Hint- First find out the type of progression which the sequence is in that is if it is in A.P, G.P or H.P and solve it.

The series given to us is 3.75,3.5,3.25…………..
We have been asked to find out the sum of the series upto 16 terms
From the series given we get $T_2-T_1=3.5-3.75=-0.25$
                         Also, we get $T_3-T_2=3.25-3.50=-0.25$
So, from this we got $T_3-T_2=T_2-T_1$ =common difference=d
So, from this we can conclude that the given series is in Arithmetic Progression(A.P)

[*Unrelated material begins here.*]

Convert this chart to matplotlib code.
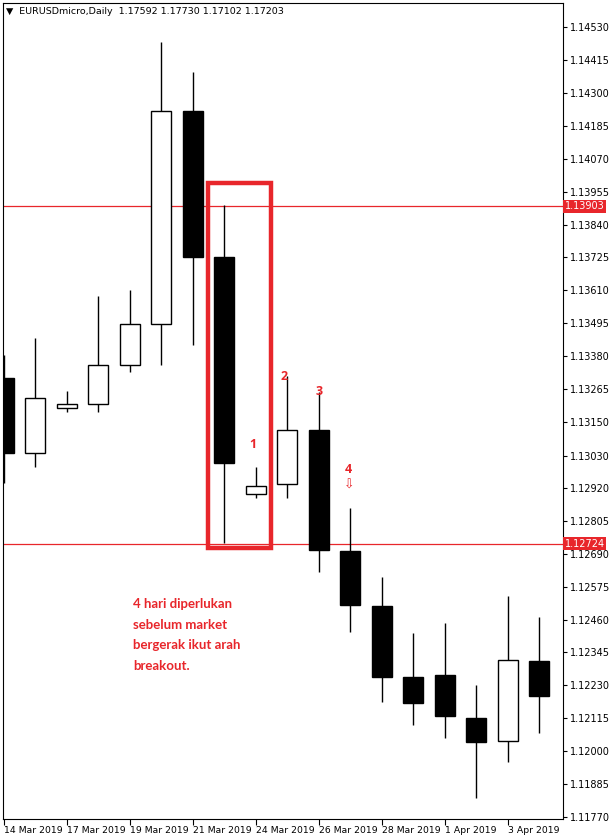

So, we know that the sum of n terms of an A.P is given by
$S_n={\displaystyle \frac{n}{2}}\left[2a+\left(n-1\right)d\right]$
So, on comparing with the sequence ,we can write
The first term=a=3.75
Common difference d=-0.25
Here, since we have to find out the sum upto 16 terms, we consider n=16
Let us substitute these values in the $S_n$ formula
So, we get $$\begin{gathered} S_{16}={\displaystyle \frac{16}{2}}\left(2\times 3.75+(16-1)(-0.25)\right) \\ {S}_{16}=8(7.5-3.75) \\ {S}_{16}=8(3.75) \\ \Rightarrow S_{16}=30 \end{gathered}$$
So, the sum of the series upto 16 terms=30

Note: When finding sum to n terms of an AP we can make use of an alternative formula if the first and last terms of an AP are known or we can use the same formula as used in this problem and solve.